The premium for an ADC is lower than an LPT because the ceding company retains the initial layer of risk. This initial layer is the most certain and easily valued component. This structure manages volatility by capping the negative impact of reserve strengthening.

Strategic Uses of Retroactive Reinsurance

Insurers utilize retroactive reinsurance primarily to achieve specific financial and operational objectives. Managing existing liabilities provides immediate improvements to the ceding company’s balance sheet and operational focus. These transactions are highly strategic.

A primary motivation is Capital Relief achieved by transferring known liabilities off the balance sheet. Regulatory capital requirements mandate that insurers hold capital against outstanding loss reserves. By executing an LPT, the ceding company reduces its reserve liability, which immediately lowers its required capital and frees up funds for new underwriting.

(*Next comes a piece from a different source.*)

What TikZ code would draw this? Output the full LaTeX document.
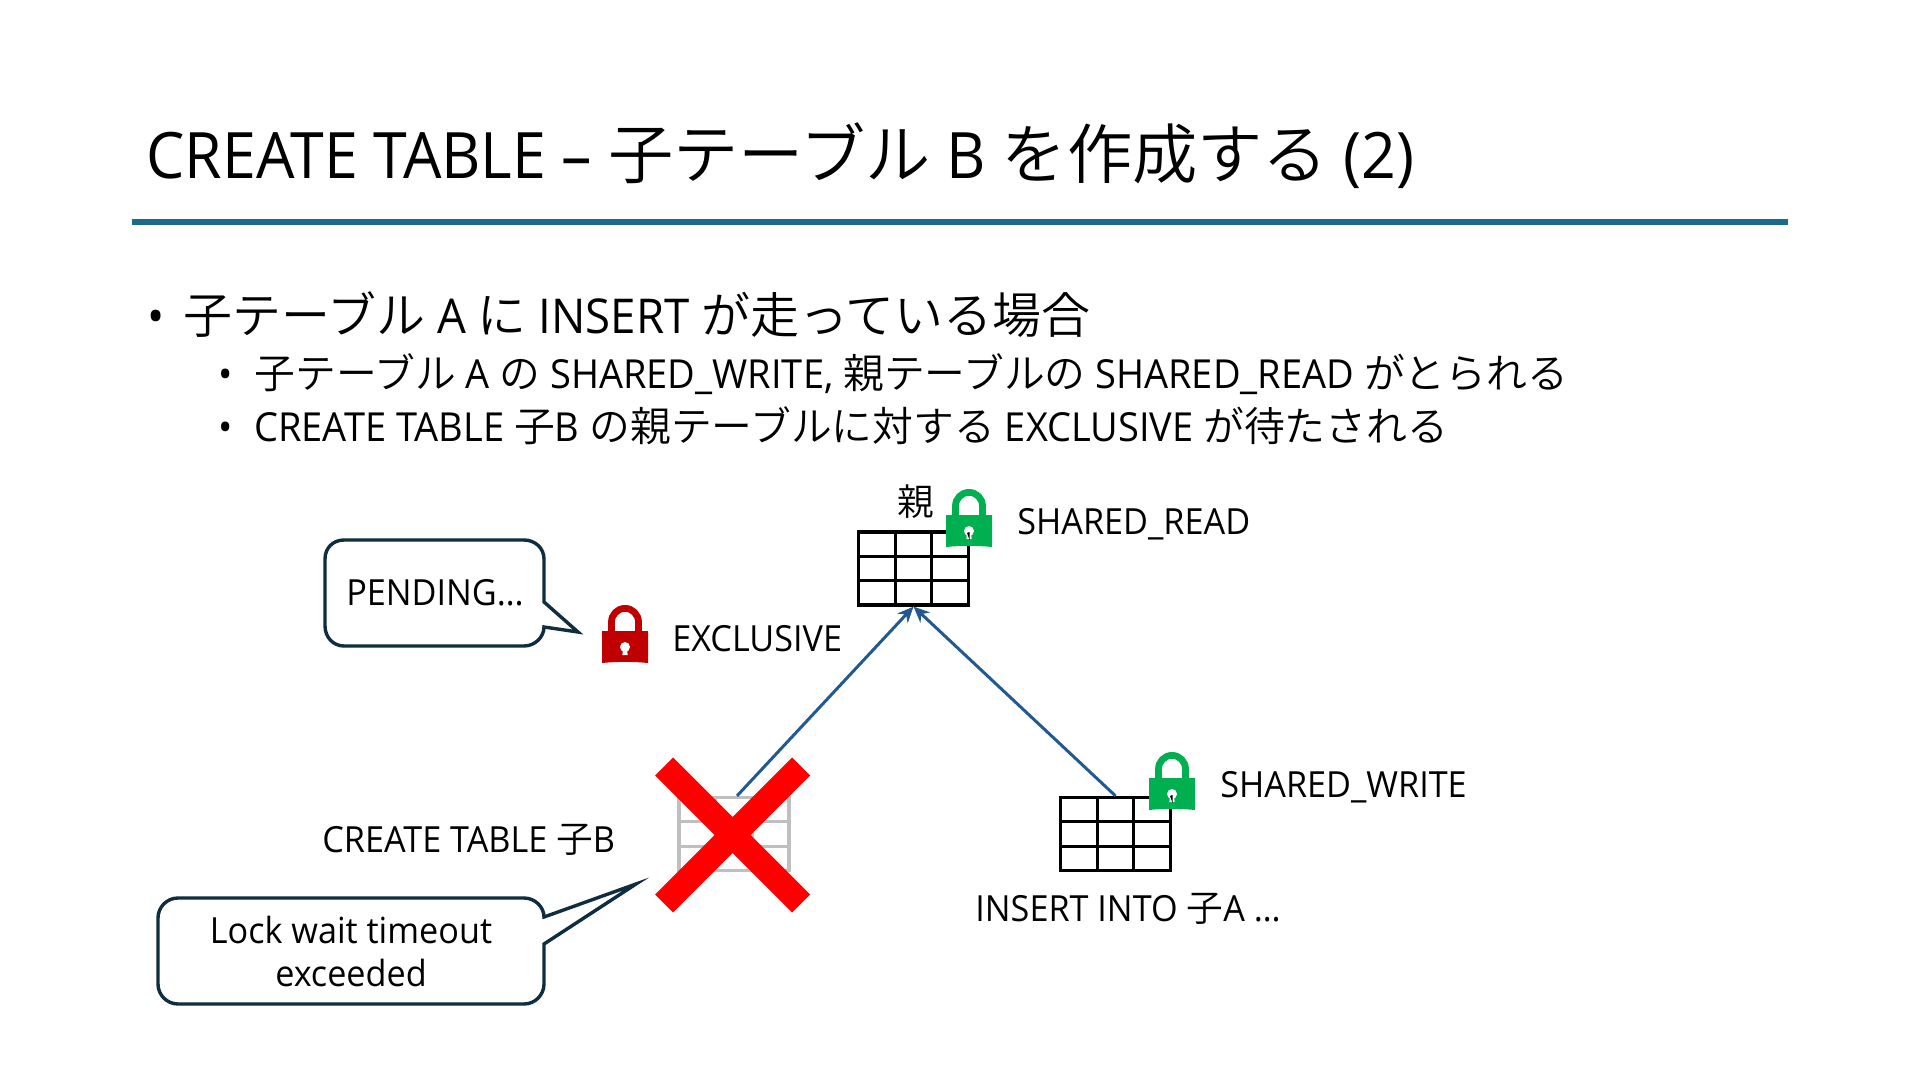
\documentclass[tikz,border=0pt]{standalone}
\usepackage{fontspec}
\setmainfont{Open Sans}[FakeStretch=0.95]
\newfontfamily\cjk{Noto Sans CJK JP DemiLight}[Scale=1.02]
\newcommand{\J}[1]{{\cjk #1}}
\usetikzlibrary{calc,arrows.meta}
\definecolor{rulecol}{HTML}{1C6A8C}
\definecolor{linkcol}{HTML}{22598F}
\definecolor{callcol}{HTML}{0F2D3F}
\definecolor{lockgreen}{HTML}{00B050}
\definecolor{lockred}{HTML}{C00000}
\definecolor{crossred}{HTML}{FF0000}
\definecolor{gridgray}{HTML}{BFBFBF}
\tikzset{
  x=0.5pt,y=-0.5pt,
  txt/.style={inner sep=0pt,text=black,font=\fontsize{18}{22}\selectfont},
  titletxt/.style={inner sep=0pt,anchor=base west,font=\fontsize{32}{38}\selectfont},
  lvlone/.style={inner sep=0pt,anchor=base west,font=\fontsize{24}{28}\selectfont},
  lvltwo/.style={inner sep=0pt,anchor=base west,font=\fontsize{20}{24}\selectfont},
  tablebox/.style={draw=#1,line width=1.6pt,minimum width=55pt,minimum height=36.5pt,inner sep=0pt,
    path picture={
      \draw[#1,line width=1.6pt]
      ($(path picture bounding box.north west)!.333!(path picture bounding box.north east)$) --
      ($(path picture bounding box.south west)!.333!(path picture bounding box.south east)$)
      ($(path picture bounding box.north west)!.667!(path picture bounding box.north east)$) --
      ($(path picture bounding box.south west)!.667!(path picture bounding box.south east)$)
      ($(path picture bounding box.north west)!.333!(path picture bounding box.south west)$) --
      ($(path picture bounding box.north east)!.333!(path picture bounding box.south east)$)
      ($(path picture bounding box.north west)!.667!(path picture bounding box.south west)$) --
      ($(path picture bounding box.north east)!.667!(path picture bounding box.south east)$);
    }},
  link/.style={draw=linkcol,line width=1.5pt,-{Stealth[length=8pt,width=7pt]}},
  callout/.style={draw=callcol,line width=1.7pt,fill=white,line join=miter},
  pics/lock/.style={code={
    \draw[#1,line width=3.4pt] (-13.5,-20) -- (-13.5,-35) .. controls (-13.5,-42.5) and (-7.5,-48.6) .. (0,-48.6) .. controls (7.5,-48.6) and (13.5,-42.5) .. (13.5,-35) -- (13.5,-20);
    \fill[#1] (-23,6) -- (-23,-26) -- (23,-26) -- (23,6) .. controls (8,4.5) and (-8,4.5) .. (-23,6) -- cycle;
    \fill[white] (0,-10) circle (5);
    \fill[white] (-2,-10) -- (2,-10) -- (2.6,-2) -- (-2.6,-2) -- cycle;
  }},
  pics/keywedge/.style={code={
    \fill[black] (-2,-8) -- (0.6,-9) -- (0.6,-1) -- cycle;
  }}
}
\begin{document}
\begin{tikzpicture}
\useasboundingbox (0,0) rectangle (1920,1080);
\fill[white] (0,0) rectangle (1920,1080);
\node[titletxt] (title) at (146,179) {CREATE TABLE – \J{子テーブル} B \J{を作成する} (2)};
\draw[rulecol,line width=3pt] (132,222) -- (1788,222);
\node[lvlone] (bul1) at (147,334) {•};
\node[lvlone] (t1) at (183,334) {\J{子テーブル} A \J{に} INSERT \J{が走っている場合}};
\node[lvltwo] (bul2) at (218,388) {•};
\node[lvltwo] (t2) at (254,388) {\J{子テーブル} A \J{の} SHARED\_WRITE, \J{親テーブルの} SHARED\_READ \J{がとられる}};
\node[lvltwo] (bul3) at (218,441) {•};
\node[lvltwo] (t3) at (254,441) {CREATE TABLE \J{子}B \J{の親テーブルに対する} EXCLUSIVE \J{が待たされる}};

\node[tablebox=black] (tblP) at (913.5,568.5) {};
\node[tablebox=black] (tblA) at (1115.5,834) {};
\node[tablebox=gridgray] (tblB) at (734,834) {};
\draw[link] ($(tblB.north)+(3,0)$) -- (tblP.south);
\draw[link] (tblA.north) -- (tblP.south);

\fill[crossred] (732.5,817) -- (792,757.5) -- (810,775.5) -- (750.5,835) -- (810,894.5) -- (792,912.5) -- (732.5,853) -- (673,912.5) -- (655,894.5) -- (714.5,835) -- (655,775.5) -- (673,757.5) -- cycle;

\pic at (969,541) {lock=lockgreen};
\pic at (969,541) {keywedge};
\pic at (625,657) {lock=lockred};
\pic at (1172,804) {lock=lockgreen};
\pic at (1172,804) {keywedge};

\node[txt] (lblP) at (916,502) {\J{親}};
\node[txt,anchor=west] (lblSR) at (1017,524) {SHARED\_READ};
\node[txt,anchor=west] (lblEX) at (672,639) {EXCLUSIVE};
\node[txt,anchor=west] (lblSW) at (1220,787) {SHARED\_WRITE};
\node[txt,anchor=west] (lblCT) at (322,840) {CREATE TABLE \J{子}B};
\node[txt,anchor=west] (lblIN) at (975,909) {INSERT INTO \J{子}A …};

\draw[callout] (344,540) -- (524,540) .. controls (535,540) and (544,548) .. (544,559) -- (544,602) -- (578,632) -- (544,627) .. controls (544,637) and (535,646) .. (524,646) -- (344,646) .. controls (333,646) and (325,637) .. (325,626) -- (325,559) .. controls (325,548) and (333,540) .. (344,540) -- cycle;
\node[txt] (pend) at (435,593) {PENDING…};

\draw[callout] (178,898) -- (524,898) .. controls (535,898) and (544,907) .. (544,917) -- (636,884) -- (544,944) -- (544,984) .. controls (544,995) and (535,1004) .. (524,1004) -- (178,1004) .. controls (167,1004) and (158,995) .. (158,984) -- (158,918) .. controls (158,907) and (167,898) .. (178,898) -- cycle;
\node[txt] (lw1) at (351,930) {Lock wait timeout};
\node[txt] (lw2) at (351,973) {exceeded};
\end{tikzpicture}
\end{document}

Retroactive reinsurance is used for Reserve Strengthening or balance sheet cleanup, particularly for discontinued lines of business. Long-tail legacy exposures, such as those related to asbestos or pollution, carry high degrees of uncertainty and volatility. Removing these unpredictable liabilities allows the insurer to isolate and finalize the cost of these legacy risks, improving the transparency of its ongoing operations.

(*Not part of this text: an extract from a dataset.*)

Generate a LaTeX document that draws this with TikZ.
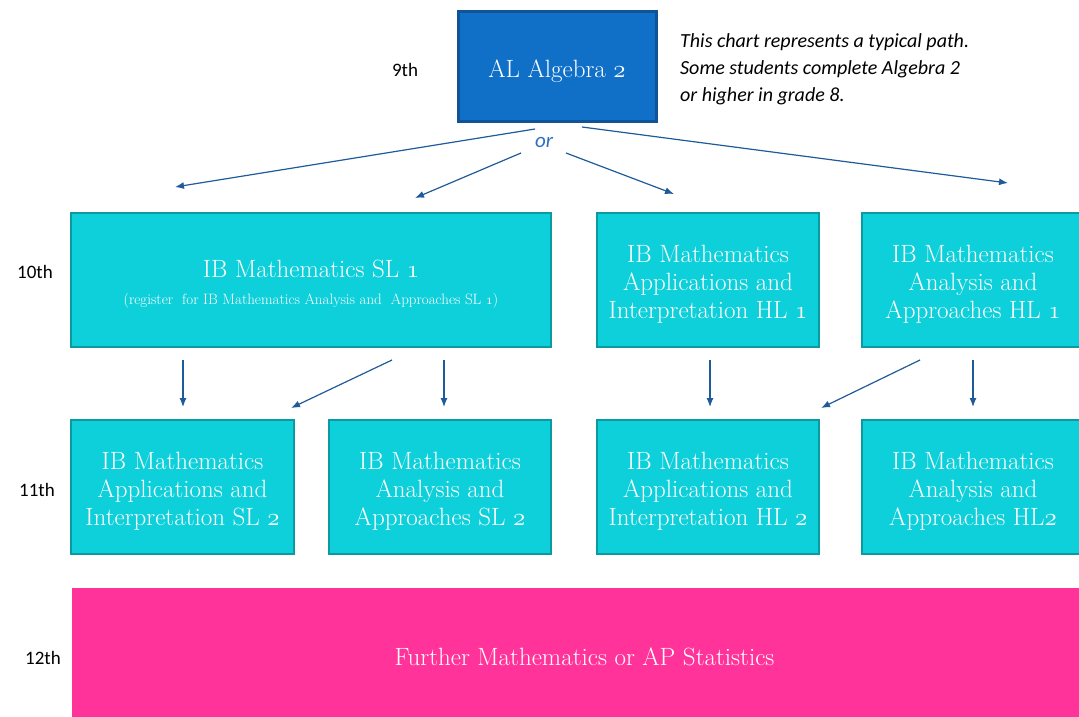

The transactions are a tool for Financial Statement Management, allowing the insurer to lock in the cost of past losses. Transferring the reserve risk stabilizes future earnings by eliminating the possibility of large, unexpected reserve charges that cause volatility. This certainty is valued by investors and rating agencies, leading to improved financial metrics.

Finally, these agreements facilitate an efficient Exit Strategy for specific business units or entire companies. An insurer looking to sell a subsidiary or place a block of business into runoff can use an LPT to make the remaining entity more attractive to a buyer. The transaction cleans the balance sheet, allowing the acquiring party to focus on the value of the ongoing operations without inheriting the uncertainty of the legacy reserves.

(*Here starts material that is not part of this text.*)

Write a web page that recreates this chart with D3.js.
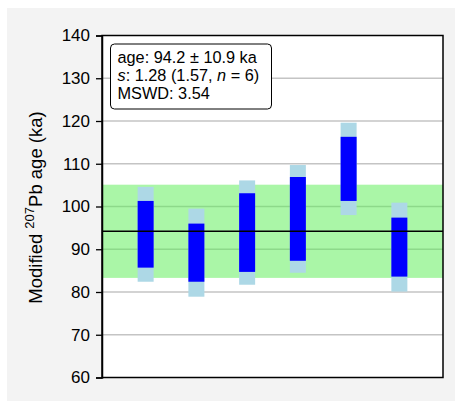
<!DOCTYPE html>
<html>
<head>
<meta charset="utf-8">
<script src="https://cdn.jsdelivr.net/npm/d3@7"></script>
<style>
  html, body { margin: 0; padding: 0; background: #ffffff; }
  svg { display: block; }
  text { font-family: "Liberation Sans", Arial, sans-serif; fill: #000; }
</style>
</head>
<body>
<svg id="chart" width="455" height="401"></svg>
<script>
// Weighted-mean plot of modified 207Pb ages (ka)
const aliquots = [1, 2, 3, 4, 5, 6];
const ages = [93.5, 89.2, 93.9, 97.1, 108.8, 90.5];
const innerErr = [7.8, 6.8, 9.2, 9.8, 7.5, 6.9];    // analytical uncertainty
const outerErr = [11.1, 10.3, 12.2, 12.6, 10.8, 10.4]; // total uncertainty
const meanAge = 94.2;
const meanErr = 10.9;
const yTicks = [60, 70, 80, 90, 100, 110, 120, 130, 140];
const statLines = [
  [{t: "age: 94.2 \u00b1 10.9 ka"}],
  [{t: "s", i: true}, {t: ": 1.28 (1.57, "}, {t: "n", i: true}, {t: " = 6)"}],
  [{t: "MSWD: 3.54"}]
];

const svg = d3.select("#chart");
const W = 455, H = 401;
const plot = {left: 102, right: 443, top: 35.5, bottom: 377.5};

// figure background
svg.append("rect").attr("x", 7).attr("y", 8).attr("width", W - 7).attr("height", H - 8)
  .attr("fill", "#f3f3f3");
svg.append("rect").attr("x", plot.left).attr("y", plot.top)
  .attr("width", plot.right - plot.left).attr("height", plot.bottom - plot.top)
  .attr("fill", "#ffffff");

const x = d3.scaleLinear().domain([0.14, 6.86]).range([plot.left, plot.right]);
const y = d3.scaleLinear().domain([60, 140]).range([plot.bottom, plot.top]);

// horizontal grid
svg.append("g").selectAll("line").data(yTicks.slice(1, -1)).join("line")
  .attr("x1", plot.left).attr("x2", plot.right)
  .attr("y1", d => y(d)).attr("y2", d => y(d))
  .attr("stroke", "#c4c4c4").attr("stroke-width", 1.4);

// weighted mean uncertainty band
svg.append("rect")
  .attr("x", plot.left).attr("width", plot.right - plot.left)
  .attr("y", y(meanAge + meanErr)).attr("height", y(meanAge - meanErr) - y(meanAge + meanErr))
  .attr("fill", "#55ee50").attr("fill-opacity", 0.5);

// error bars
const bw = 16;
const g = svg.append("g");
g.selectAll("rect.outer").data(aliquots).join("rect").attr("class", "outer")
  .attr("x", (d) => x(d) - bw / 2).attr("width", bw)
  .attr("y", (d, i) => y(ages[i] + outerErr[i]))
  .attr("height", (d, i) => y(ages[i] - outerErr[i]) - y(ages[i] + outerErr[i]))
  .attr("fill", "#add8e6");
g.selectAll("rect.inner").data(aliquots).join("rect").attr("class", "inner")
  .attr("x", (d) => x(d) - bw / 2).attr("width", bw)
  .attr("y", (d, i) => y(ages[i] + innerErr[i]))
  .attr("height", (d, i) => y(ages[i] - innerErr[i]) - y(ages[i] + innerErr[i]))
  .attr("fill", "#0000ff");

// weighted mean line
svg.append("line")
  .attr("x1", plot.left).attr("x2", plot.right)
  .attr("y1", y(meanAge)).attr("y2", y(meanAge))
  .attr("stroke", "#000").attr("stroke-width", 1.5);

// frame
svg.append("rect").attr("x", plot.left).attr("y", plot.top)
  .attr("width", plot.right - plot.left).attr("height", plot.bottom - plot.top)
  .attr("fill", "none").attr("stroke", "#000").attr("stroke-width", 1.5);

// y axis
const yAxis = d3.axisLeft(y).tickValues(yTicks).tickSize(6).tickPadding(6);
const ax = svg.append("g").attr("transform", `translate(${plot.left},0)`).call(yAxis);
ax.select(".domain").attr("stroke", "#000").attr("stroke-width", 1.5);
ax.selectAll(".tick line").attr("stroke", "#000").attr("stroke-width", 1.3);
ax.selectAll(".tick text").attr("font-size", 17)
  .attr("font-family", "Liberation Sans, Arial, sans-serif").attr("fill", "#000");

// y axis title
const title = svg.append("text")
  .attr("transform", `translate(42,${(plot.top + plot.bottom) / 2 + 1}) rotate(-90)`)
  .attr("text-anchor", "middle").attr("font-size", 18.5);
title.append("tspan").text("Modified ");
title.append("tspan").text("207").attr("font-size", 13).attr("dy", -8);
title.append("tspan").text("Pb age (ka)").attr("dy", 8);

// statistics box
const box = {x: 110.5, y: 44, w: 161, h: 65};
svg.append("rect").attr("x", box.x).attr("y", box.y).attr("width", box.w).attr("height", box.h)
  .attr("rx", 4).attr("fill", "#fff").attr("stroke", "#000").attr("stroke-width", 1);
statLines.forEach((parts, li) => {
  const t = svg.append("text").attr("x", box.x + 7).attr("y", box.y + 18.7 + li * 18)
    .attr("font-size", 16.3);
  parts.forEach(p => {
    t.append("tspan").text(p.t).attr("font-style", p.i ? "italic" : "normal");
  });
});
</script>
</body>
</html>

Accounting and Regulatory Treatment

The strategic benefits of retroactive reinsurance are only fully realized if the transaction successfully meets stringent regulatory and accounting requirements for risk transfer. Both Statutory Accounting Principles (SAP) and Generally Accepted Accounting Principles (GAAP) impose rules to ensure the transaction is a genuine transfer of liability, not merely a financing arrangement. Absent a valid risk transfer, the ceding company cannot legally reduce its loss reserves.

The essential element is the demonstration of genuine Risk Transfer, meaning the reinsurer must assume a significant chance of incurring a material loss. For regulatory purposes, this material loss must be possible under various scenarios, covering both the ultimate amount of the loss and the timing of the loss payments. The reinsurer must assume both underwriting risk and timing risk.

Under Statutory Accounting Principles (SAP), which govern the solvency of US-domiciled insurers, the ceding company can recognize a gain from a retroactive transaction immediately. SAP prioritizes the balance sheet impact, allowing the insurer to book the reduction in reserves and the corresponding capital relief without delay. This immediate capital benefit is a primary driver for US insurers utilizing these structures.

The treatment under Generally Accepted Accounting Principles (GAAP) is more conservative, particularly concerning the timing of gain recognition. FASB guidance often requires that any gain realized from a retroactive transaction be deferred and amortized over the period the reinsurer expects to make loss payments. This difference means the transaction provides immediate regulatory capital relief but may not provide an immediate earnings boost on a GAAP-basis income statement.

The failure to meet the required risk transfer criteria can result in the transaction being treated as a Deposit Accounting arrangement. Under Deposit Accounting, the transfer is viewed as a collateralized loan rather than a true risk transfer. The ceding company must keep the full loss reserves on its balance sheet, which negates the intended capital relief and financial statement management benefits.